Case Law
Subject : Service Law - Pay and Allowances
Ernakulam: The Central Administrative Tribunal (CAT), Ernakulam Bench, has dismissed petitions from 45 current and former employees of the National Ayurveda Research Institute for Panchakarma (NARIP), upholding the administration's decision to recover Rs. 1.48 crore in House Rent Allowance (HRA) paid in excess. The Tribunal, presided over by Judicial Member Justice K. Haripal, ruled that the recovery was justified as the institute's location was incorrectly treated as a 'Y' category city.
The case involved 42 serving and three former employees of NARIP, an autonomous body under the Ministry of Ayush located in Cheruthuruthy, Thrissur. The employees challenged a move to re-classify their HRA entitlement and recover amounts paid between February 2018 and February 2023.
The issue arose following a statutory audit which found that NARIP staff were being paid HRA at rates applicable to 'Y' category cities (16%, later revised to 18% of basic pay). The audit concluded that Cheruthuruthy, where NARIP is located, falls under the 'Z' category, for which the admissible HRA is significantly lower (8%, later revised to 9%). This discrepancy led to an alleged excess payment of Rs. 1.48 crore, which the authorities sought to recover in 36 monthly instalments.
Applicants' Contentions: The employees argued that the recovery was illegal and arbitrary. Their key arguments were: - Discrimination: Employees of the adjacent Cheruthuruthy Post Office and other central government bodies like C-MET and Kendriya Vidyalaya were receiving HRA at higher 'Y' category rates. - Violation of Natural Justice: The decision was taken without giving them an opportunity to be heard. - No Misrepresentation: The higher allowance was paid by the employer without any misrepresentation or fault on their part. - Hardship: They cited the Supreme Court's judgment in State of Punjab v. Rafiq Masih (White Washer) , which lays down conditions where recovery from employees is impermissible, especially from lower-grade staff.
Respondents' Stance: The Union of India and NARIP administration countered that: - Factual Error: The payment of higher HRA was a bona fide mistake based on an incorrect classification of Cheruthuruthy. - Official Confirmation: The Directorate of Census Operations, the competent authority, confirmed that Cheruthuruthy is not a constituent unit of the Thrissur Urban Agglomeration (UA) and thus qualifies only as a 'Z' category town. - No Negative Equality: The applicants cannot claim a higher benefit merely because it might have been wrongly extended to employees of another department (like the Post Office).

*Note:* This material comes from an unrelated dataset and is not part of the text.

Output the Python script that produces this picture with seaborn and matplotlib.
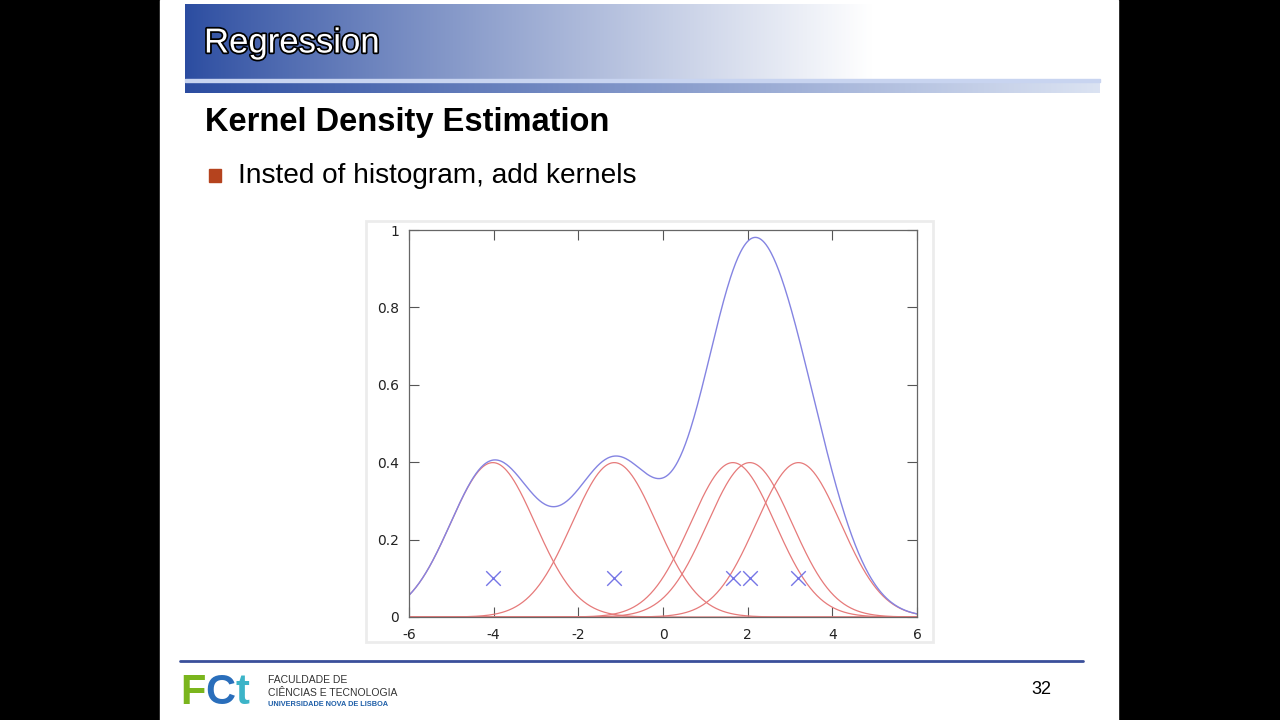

The principle of "negative equality" is not enforceable in law. - Duty to Recover Public Funds: Relying on the Supreme Court's decision in Chandi Prasad Uniyal v. State of Uttarakhand , they argued that any excess payment of public money, even if made by mistake, must be recovered.
Justice K. Haripal, in a common order, meticulously examined the evidence and legal principles. The Tribunal found the respondents' arguments convincing.
On City Classification: The crucial piece of evidence was the clarification from the Directorate of Census Operations (Annexure-R6(b)), which stated unequivocally that "Cheruthuruthy (CT) is not a constituent unit of Thrissur Urban Agglomeration (UA)." This, the Tribunal held, "clinches the issue," confirming that the correct HRA classification for the location is 'Z' category.
On the Plea of Discrimination: The Tribunal rejected the comparison with postal employees, stating, "Whatever it be, there is no negative equality and the applicants cannot say that they have been discriminated against." It suggested that the audit authorities should take up the issue with the Postal Department to ensure uniform application of rules.
On Violation of Natural Justice: The Tribunal found no procedural lapse, noting that the head of the institute (the 5th respondent) was consulted and his comments were considered before the recovery process was initiated. It held that giving individual notice to every employee in such a situation "is not practical... nor it was warranted."
On Recovery of Excess Payment: While acknowledging that the employees were not at fault, the Tribunal relied on the Supreme Court's precedent in Chandi Prasad Uniyal . It quoted the judgment:
"Any amount paid/received without authority of law can always be recovered barring few exceptions of extreme hardships but not as a matter of right, in such situations law implies an obligation on the payee to repay the money, otherwise it would amount to unjust enrichment.”
Final Decision and Direction
The Tribunal dismissed the applications, thereby validating the recovery of the excess HRA paid. However, it provided a significant caveat. In its concluding remarks, the Tribunal directed the respondents to effect the recoveries based on the principles laid down by the Supreme Court in the Rafiq Masih case.
The order stated: "recoveries have to be effected based on the parameters laid down by the Hon'ble Supreme Court in Rafiq Masih... Respondents shall examine the cases of applicants individually and will take a decision appropriately."
This direction implies that while the recovery itself is legal, the administration must assess each employee's case individually to see if they fall under the exempted categories outlined in Rafiq Masih , such as Group C & D employees, or recoveries being initiated close to retirement, thereby offering a measure of relief from undue hardship.